As a project, the 2014 Sochi Olympics will forever be overshadowed by one stark image: four rings lit up, one didn’t. Although the typical triumphs and human drama eventually kicked in at the Sochi Games, the event was also (some might say comically) fraught with failures, with numbers so unbelievably huge ($39-billion over-budget, anyone?) they just couldn’t be ignored. Then there were the anecdotes: the stray dogs, the missing hotel floors, the unlit ring, and Bob Costas’ angry eye infection.
And after all of this trouble, they expected a meager return on investment of only 5 percent. Surely anyone who manages work muttered to themselves at some point, “Man, I’m glad that’s not me.”
That leads us to the most chilling fact of all: it could be any of us, whether we’re Russian event planners or creative managers. According to the numbers, 70 percent of projects fail. Not every project turns into a $51 billion nightmare broadcast to the whole planet, but every project—your next direct mail campaign, that product video you’re supposed to finish in two months—can fall prey to the same issues.
With this sobering reminder in front of us, let’s go through the three lessons creative managers can take from the 2014 Sochi Games:
1. Whether project or ad hoc work, it all matters.
Consider how many little things added up in Sochi to give the impression of a games gone to pot. For every stray dog story publicized giddily by the media, there were probably several dozen things that went off without a hitch. And somewhere a Sochi project manager was screaming at his television set, “Don’t look at the dogs! Look at our swingin’ song and dance number!”
In the creative management business, it’s easy to get consumed with the big projects, the multi-platform campaigns with the big price tags. We get so consumed with these that, when ad hoc requests pop up, we often treat them as fire drills. With 50 percent of our time devoured by new requests and other interruptions, it’s not hard to see why we might view them as an annoyance and push them to the outer reaches of our queues. Even most project management software packages reflect this very one-dimensional way of looking at our work—so much structure built around supporting projects but little to no structure for ad hoc work.
Not all ad hoc requests are crucial, but you only have to drop the ball with one or two important ones to ruin your creative team’s reputation. In other words, ad hoc requests can quickly become the stray dogs of your Olympic Games.

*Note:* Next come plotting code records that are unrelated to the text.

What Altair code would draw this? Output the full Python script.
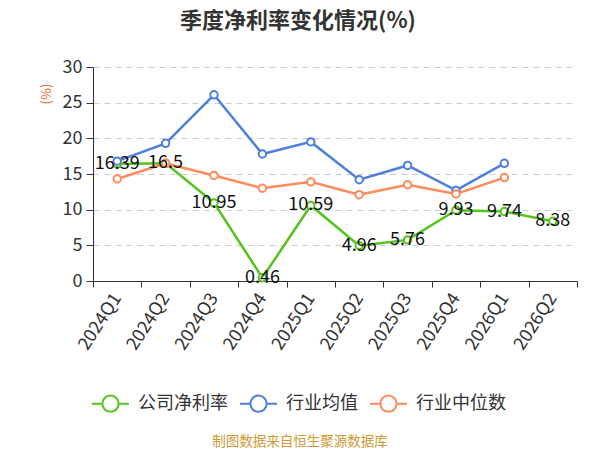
import altair as alt
import pandas as pd

quarters = ["2024Q1", "2024Q2", "2024Q3", "2024Q4", "2025Q1",
            "2025Q2", "2025Q3", "2025Q4", "2026Q1", "2026Q2"]
company = [16.39, 16.5, 10.95, 0.46, 10.59, 4.96, 5.76, 9.93, 9.74, 8.38]
industry_mean = [16.8, 19.3, 26.1, 17.8, 19.5, 14.2, 16.2, 12.7, 16.5, None]
industry_median = [14.3, 16.5, 14.8, 13.0, 13.9, 12.1, 13.5, 12.2, 14.5, None]
y_ticks = [0, 5, 10, 15, 20, 25, 30]

series_names = ["公司净利率", "行业均值", "行业中位数"]
series_colors = ["#52c41a", "#4e7fe0", "#ff8a5b"]

rows = []
for name, vals in zip(series_names, [company, industry_mean, industry_median]):
    for i, (q, v) in enumerate(zip(quarters, vals)):
        if v is not None:
            rows.append({"quarter": q, "value": v, "series": name,
                         "order": series_names.index(name), "label": f"{v:g}"})
df = pd.DataFrame(rows)

FONT = "Noto Sans CJK SC"

x = alt.X("quarter:N", sort=quarters, title=None,
          scale=alt.Scale(paddingInner=0, paddingOuter=0),
          axis=alt.Axis(labelAngle=303, labelAlign="right", labelBaseline="middle",
                        labelFontSize=18, labelColor="#333", labelPadding=8,
                        tickBand="extent", tickSize=6, tickColor="#333",
                        domainColor="#333", grid=False, labelFont=FONT))
y = alt.Y("value:Q", title=None,
          scale=alt.Scale(domain=[y_ticks[0], y_ticks[-1]], nice=False),
          axis=alt.Axis(values=y_ticks, tickCount=len(y_ticks) + 2,
                        labelFontSize=18, labelOverlap=False,
                        labelColor="#333", labelPadding=4, tickSize=7,
                        tickColor="#333", domainColor="#333",
                        gridColor="#cccccc", gridDash=[6, 5], labelFont=FONT))

legend_path = ("M-1,0L-0.44,0M0.44,0L1,0M-0.44,0A0.44,0.44 0 1 1 0.44,0"
               "A0.44,0.44 0 1 1 -0.44,0")

color = alt.Color("series:N", sort=series_names,
                  scale=alt.Scale(domain=series_names, range=series_colors),
                  legend=alt.Legend(orient="none", direction="horizontal",
                                    legendX=-2, legendY=317, title=None,
                                    symbolType=legend_path, symbolSize=1369,
                                    symbolStrokeWidth=2, symbolFillColor="white",
                                    labelFontSize=18, labelColor="#333",
                                    labelFont=FONT, labelOffset=8,
                                    columnPadding=8, labelLimit=300))

lines = alt.Chart(df).mark_line(
    strokeWidth=2.5,
    point=alt.OverlayMarkDef(filled=False, fill="white", fillOpacity=1,
                             size=55, strokeWidth=2, opacity=1)
).encode(x=x, y=y, color=color, order="order:Q")

labels = alt.Chart(df[df["series"] == "公司净利率"]).mark_text(
    fontSize=18, font=FONT, color="#111", baseline="middle", align="center"
).encode(x=x, y=y, text="label:N")

title = alt.Chart(df.head(1)).mark_text(
    text="季度净利率变化情况(%)", fontSize=22, fontWeight="bold", font=FONT,
    color="#333", baseline="middle", align="center"
).encode(x=alt.value(205), y=alt.value(-46))

unit = alt.Chart(df.head(1)).mark_text(
    text="(%)", angle=270, fontSize=13, font=FONT, color="#e8622c",
    baseline="middle", align="center"
).encode(x=alt.value(-46), y=alt.value(27))

footer = alt.Chart(df.head(1)).mark_text(
    text="制图数据来自恒生聚源数据库", fontSize=13.5, font=FONT, color="#cc9933",
    baseline="middle", align="center"
).encode(x=alt.value(207), y=alt.value(375))

chart = alt.layer(lines, labels, title, unit, footer).properties(
    width=484, height=214,
    autosize=alt.AutoSizeParams(type="none"),
    padding={"left": 85, "top": 59, "right": 15, "bottom": 169},
).configure_view(stroke=None)

chart.save("out.html", embed_options={"renderer": "svg", "actions": False})
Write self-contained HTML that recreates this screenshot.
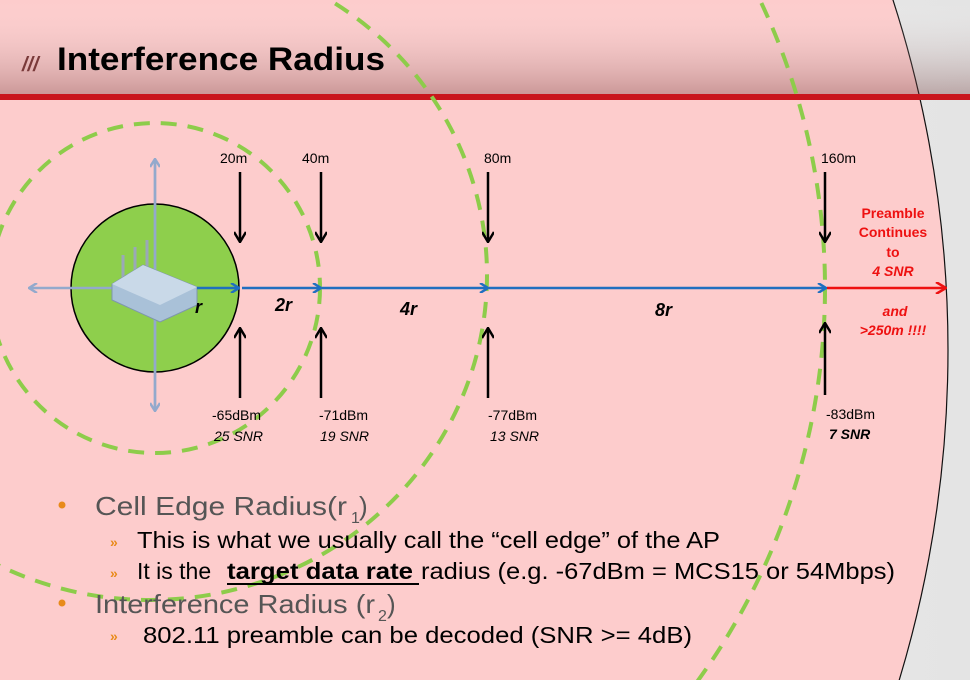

The Solution: Begin with request management. The creative teams who do this best usually have request management processes that let them objectively score each of the tasks they receive, ad hoc and project, and prioritize them accordingly. A precious few work management solutions allow you to do this and even automate the process for you. You can also attempt to do this manually in spreadsheets or whiteboards, although the extra time required can become a big time drain.
2. Track your time… or it will track you down.
The unfinished hotels of Sochi offer some of the most glaring examples of missed deadlines we’ve seen in a long time. How, you might wonder, in a multi-billion-dollar enterprise, does something as simple like a hotel floor go unfinished? After all, completing the basic parts of a hotel is not exactly the stuff of moon landings. Hotels are built and completed every day all around the world. But this fact is even more universal: people tend to underestimate how long tasks will take.
And your team is no exception. Studies have found that team members underestimate how long their work will take by 20 to 50 percent. Sometimes it’s out of sheer optimism. Most of the time, it stems from a lack of historical data on how long a given task takes. Whenever it occurs, it is always costly in terms of budget, reputation, and lost opportunities.
The Solution: Creative teams might not be your typical data-driven folks, but they know how to track their time. If you have your billable hours on hand, you have the data to see historically how long your standard brochure or billboard takes. This gives you the ammo to set more realistic expectations with your clients. This only gets better as you get more granular in your time tracking. Knowing which tasks are eating most of your time can allow you to find bottlenecks and eliminate them.
3. Don’t let your torch go out.
During the Sochi Olympics, the Olympic flame was allowed to be snuffed out no less than 44 times. Symbolically speaking, that’s tantamount to extinguishing the human spirit itself. If your projects had such a flame—a guiding light, if you will—it would be the reports and communications that keep you, your team, and your clients unified and in control. Unfortunately, with Sochi-like abandon, too many creative teams let that visibility flicker and, occasionally, die completely.
When creative teams throw up silos around themselves or communicate inconsistently with those outside their teams, the results aren’t pretty. This usually creates more rework on collateral, with as much as 35 percent of project time being consumed with multiple rounds of rework. Between sending extra emails or having to duplicate efforts, poor communication eats up 14 percent of the average creative team’s day. And if they’re spending more time trying to fix spotty communication, they’re spending less time doing actual creative work.
The Solution: The ideal way to keep communication open and clear—to keep your proverbial torch ignited—between managers, team members, and clients is to have one place where every task’s work status is updated and everyone involved can see those updates in real time. This eliminates confusion and wasted time on email and unnecessary meetings.
Lessons Learned
With the right processes in place to track all types of work, to track hours and deadlines, and to communicate project updates to everyone involved, you’ll be well on your way to avoiding Sochi-like infamy.